What you will do: Write out again, exactly as they appear, the lines from the line with "Write the TikZ code for this diagram." through the line with "text=black!85] (tinv) at". Do not include any pictures.

++++

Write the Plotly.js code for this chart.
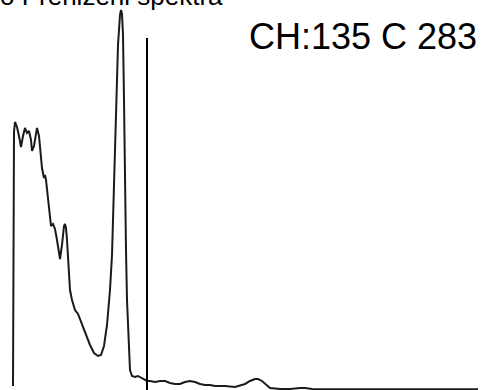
<!DOCTYPE html>
<html>
<head>
<meta charset="utf-8">
<script src="https://cdn.plot.ly/plotly-3.0.1.min.js"></script>
<style>html,body{margin:0;padding:0;background:#fff;}#chart{width:481px;height:390px;}</style>
</head>
<body>
<div id="chart"></div>
<script>
// Spectrum: channel numbers and counts
const channels = [1,2,3,5,7,9,11,13,15,17,19,20,22,24,25,27,28,30,32,33,34,36,38,39,41,43,45,47,48,50,52,53,54,55,56,58,60,63,66,70,74,78,82,86,89,92,95,98,100,102,104,106,108,109,110,111,112,113,114,115,116,117,118,120,123,126,128,131,135,138,143,148,153,158,163,168,173,178,183,188,193,198,203,213,223,233,238,243,246,250,254,258,268,278,288,293,300,313,328,348,368,388,408,428,448,466];
const counts = [154,6682,6939,6811,6579,6297,6579,6785,6656,6708,6476,6194,6322,6579,6785,6579,6219,5757,5500,5577,5448,4934,4420,4266,4318,4189,3906,3495,3418,3778,4266,4318,4215,3906,3341,2621,2364,2107,2005,1722,1439,1208,1002,925,951,1182,1722,2621,3521,5191,7247,8918,9689,9817,9715,9175,7504,5191,3649,2364,1593,951,565,411,386,411,386,334,283,283,257,283,283,231,206,206,257,283,257,206,180,180,154,154,129,206,283,334,334,283,180,103,77,77,103,103,77,70,70,70,70,70,70,70,70,70];
const cursorChannel = 135;
const cursorCounts = 283;
const titleText = "o Prenizeni spektra";
const readoutText = "CH:" + cursorChannel + " C " + cursorCounts;

const font = "Liberation Sans, Arial, Helvetica, sans-serif";

const trace = {
  x: channels, y: counts, type: 'scatter', mode: 'lines',
  line: {color: '#1a1a1a', width: 2, shape: 'linear'},
  hoverinfo: 'skip', showlegend: false
};

const layout = {
  width: 481, height: 390,
  margin: {l: 0, r: 0, t: 0, b: 0, pad: 0},
  paper_bgcolor: '#ffffff', plot_bgcolor: '#ffffff',
  showlegend: false,
  xaxis: {range: [-12, 469], visible: false, showgrid: false, zeroline: false},
  yaxis: {range: [51, 10074], visible: false, showgrid: false, zeroline: false},
  shapes: [{
    type: 'line', xref: 'x', yref: 'paper',
    x0: cursorChannel, x1: cursorChannel, y0: -0.01, y1: 1 - 38/390,
    line: {color: '#000000', width: 2}
  }],
  annotations: [
    {text: readoutText, xref: 'paper', yref: 'paper', x: 479/481, y: 1 - 36/390,
     xanchor: 'right', yanchor: 'middle', showarrow: false,
     font: {family: font, size: 36, color: '#000000'}},
    {text: titleText, xref: 'paper', yref: 'paper', x: -2/481, y: 1 + 4/390,
     xanchor: 'left', yanchor: 'middle', showarrow: false,
     font: {family: font, size: 26, color: '#000000'}}
  ]
};

Plotly.newPlot('chart', [trace], layout, {staticPlot: true, displayModeBar: false});
</script>
</body>
</html>
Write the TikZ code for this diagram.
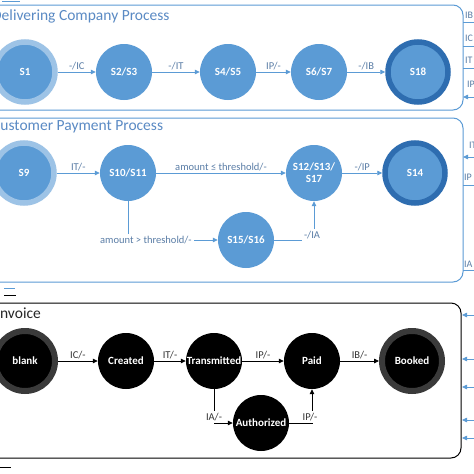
\documentclass[tikz,border=0pt]{standalone}
\usepackage{fontspec}
\setmainfont{Carlito}
\usetikzlibrary{arrows.meta}
\definecolor{fsmblue}{HTML}{5B9BD5}
\definecolor{fsmlight}{HTML}{9DC3E6}
\definecolor{fsmdark}{HTML}{2E6DB0}
\definecolor{fsmtext}{HTML}{5A7DA6}
\definecolor{fsmtitle}{HTML}{5A8AC4}
\definecolor{ringgray}{HTML}{3A3A3A}

\begin{document}
\begin{tikzpicture}[x=1pt, y=-1pt,
    state/.style={circle, fill=fsmblue, minimum size=56pt, inner sep=0pt, text=white,
        font=\bfseries\fontsize{11}{12}\selectfont, align=center},
    initstate/.style={state, draw=fsmlight, line width=5.5pt, minimum size=60pt},
    finstate/.style={state, draw=fsmdark, line width=5.5pt, minimum size=60pt},
    bstate/.style={state, fill=black},
    bring/.style={bstate, draw=ringgray, line width=6pt, minimum size=60pt},
    bline/.style={fsmblue, line width=0.8pt, -{Triangle[length=5pt,width=4.5pt]}},
    kline/.style={black, line width=0.8pt, -{Triangle[length=5pt,width=4.5pt]}},
    lbl/.style={text=fsmtext, font=\fontsize{10.5}{12}\selectfont, above, inner sep=2pt},
    klbl/.style={text=black!80, font=\fontsize{10.5}{12}\selectfont, above, inner sep=2pt},
    cutlbl/.style={text=fsmtext, font=\fontsize{10}{11}\selectfont, anchor=west, inner sep=0pt},
    panel/.style={rounded corners=10pt, line width=1pt},
    title/.style={anchor=west, inner sep=0pt, font=\fontsize{15.5}{18}\selectfont}]
    \clip (0,0) rectangle (474,474);
    \fill[white] (0,0) rectangle (474,474);

    % panels
    \draw[panel, fsmblue] (-20,5) rectangle (463,110);
    \draw[panel, fsmblue] (-20,118) rectangle (463,282);
    \draw[panel, black] (-20,303) rectangle (461,458);
    \node[title, text=fsmtitle] (tdeliv) at (-8,16) {Delivering Company Process};
    \node[title, text=fsmtitle] (tpay) at (-8,127) {Customer Payment Process};
    \node[title, text=black!85] (tinv) at (-4,313) {Invoice};

    % delivering company
    \node[initstate] (s1) at (25,72) {S1};
    \node[state] (s23) at (124,72) {S2/S3};
    \node[state] (s45) at (228,72) {S4/S5};
    \node[state] (s67) at (319,72) {S6/S7};
    \node[finstate] (s18) at (418,72) {S18};
    \draw[bline] (s1) -- node[lbl] {-/IC} (s23);
    \draw[bline] (s23) -- node[lbl] {-/IT} (s45);
    \draw[bline] (s45) -- node[lbl] {IP/-} (s67);
    \draw[bline] (s67) -- node[lbl] {-/IB} (s18);

    % customer payment
    \node[initstate] (s9) at (24,173) {S9};
    \node[state] (s1011) at (128,173) {S10/S11};
    \node[state] (s1217) at (314,173) {S12/S13/\\S17};
    \node[finstate] (s14) at (415,173) {S14};
    \node[state] (s1516) at (246,240) {S15/S16};
    \draw[bline] (s9) -- node[lbl] {IT/-} (s1011);
    \draw[bline] (s1011) -- node[lbl] {amount ≤ threshold/-} (s1217);
    \draw[bline] (s1011) |- node[lbl, pos=0.6, anchor=center, fill=white] {amount > threshold/-} (s1516);
    \draw[bline] (s1516) -| node[lbl, pos=0.5, anchor=center, fill=white, xshift=-2pt, yshift=5pt] {-/IA} (s1217);
    \draw[bline] (s1217) -- node[lbl] {-/IP} (s14);

    % invoice
    \node[bring] (blank) at (25,361) {blank};
    \node[bstate] (created) at (126,361) {Created};
    \node[bstate] (transm) at (214,361) {\makebox[0pt]{Transmitted}};
    \node[bstate] (paid) at (312,361) {Paid};
    \node[bring] (booked) at (412,361) {Booked};
    \node[bstate] (auth) at (261,423) {\makebox[0pt]{Authorized}};
    \draw[kline] (blank) -- node[klbl] {IC/-} (created);
    \draw[kline] (created) -- node[klbl] {IT/-} (transm);
    \draw[kline] (transm) -- node[klbl] {IP/-} (paid);
    \draw[kline] (paid) -- node[klbl] {IB/-} (booked);
    \draw[kline] (transm) |- node[klbl, pos=0.5, anchor=center, fill=white, yshift=6pt] {IA/-} (auth);
    \draw[kline] (auth) -| node[klbl, pos=0.5, anchor=center, fill=white, xshift=-2pt, yshift=6pt] {IP/-} (paid);

    % events at the right edge
    \draw[fsmblue, line width=0.8pt] (463,22) -- (474,22);
    \draw[fsmblue, line width=0.8pt] (463,46) -- (474,46);
    \draw[fsmblue, line width=0.8pt] (463,68) -- (474,68);
    \node[cutlbl] (eib) at (465,15) {IB};
    \node[cutlbl] (eic) at (465,38) {IC};
    \node[cutlbl] (eit) at (465,60) {IT};
    \node[cutlbl] (eip) at (467,84) {IP};
    \draw[bline] (474,97) -- (463,97);
    \node[cutlbl] (eit2) at (469,145) {IT};
    \draw[bline] (474,157) -- (463,157);
    \node[cutlbl] (eip2) at (464,177) {IP};
    \draw[fsmblue, line width=0.8pt] (463,185) -- (474,185);
    \node[cutlbl] (eia) at (464,264) {IA};
    \draw[fsmblue, line width=0.8pt] (463,270) -- (474,270);
    \draw[bline] (474,315) -- (462,315);
    \draw[bline] (474,359) -- (462,359);
    \draw[bline] (474,387) -- (462,387);
    \draw[bline] (474,420) -- (462,420);
    \draw[bline] (474,438) -- (462,438);

    % bits of the outer frame
    \draw[fsmblue, line width=1pt] (2,1.5) -- (20,1.5);
    \draw[fsmblue, line width=1pt] (4,288) -- (15,288);
    \draw[black, line width=1pt] (4,295) -- (16,295);
    \draw[black, line width=1pt] (0,467) -- (11,467);
\end{tikzpicture}
\end{document}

++++

Output for this exercise:
Write the TikZ code for this diagram.
\documentclass[tikz,border=0pt]{standalone}
\usepackage{fontspec}
\setmainfont{Carlito}
\usetikzlibrary{arrows.meta}
\definecolor{fsmblue}{HTML}{5B9BD5}
\definecolor{fsmlight}{HTML}{9DC3E6}
\definecolor{fsmdark}{HTML}{2E6DB0}
\definecolor{fsmtext}{HTML}{5A7DA6}
\definecolor{fsmtitle}{HTML}{5A8AC4}
\definecolor{ringgray}{HTML}{3A3A3A}

\begin{document}
\begin{tikzpicture}[x=1pt, y=-1pt,
    state/.style={circle, fill=fsmblue, minimum size=56pt, inner sep=0pt, text=white,
        font=\bfseries\fontsize{11}{12}\selectfont, align=center},
    initstate/.style={state, draw=fsmlight, line width=5.5pt, minimum size=60pt},
    finstate/.style={state, draw=fsmdark, line width=5.5pt, minimum size=60pt},
    bstate/.style={state, fill=black},
    bring/.style={bstate, draw=ringgray, line width=6pt, minimum size=60pt},
    bline/.style={fsmblue, line width=0.8pt, -{Triangle[length=5pt,width=4.5pt]}},
    kline/.style={black, line width=0.8pt, -{Triangle[length=5pt,width=4.5pt]}},
    lbl/.style={text=fsmtext, font=\fontsize{10.5}{12}\selectfont, above, inner sep=2pt},
    klbl/.style={text=black!80, font=\fontsize{10.5}{12}\selectfont, above, inner sep=2pt},
    cutlbl/.style={text=fsmtext, font=\fontsize{10}{11}\selectfont, anchor=west, inner sep=0pt},
    panel/.style={rounded corners=10pt, line width=1pt},
    title/.style={anchor=west, inner sep=0pt, font=\fontsize{15.5}{18}\selectfont}]
    \clip (0,0) rectangle (474,474);
    \fill[white] (0,0) rectangle (474,474);

    % panels
    \draw[panel, fsmblue] (-20,5) rectangle (463,110);
    \draw[panel, fsmblue] (-20,118) rectangle (463,282);
    \draw[panel, black] (-20,303) rectangle (461,458);
    \node[title, text=fsmtitle] (tdeliv) at (-8,16) {Delivering Company Process};
    \node[title, text=fsmtitle] (tpay) at (-8,127) {Customer Payment Process};
    \node[title, text=black!85] (tinv) at (-4,313) {Invoice};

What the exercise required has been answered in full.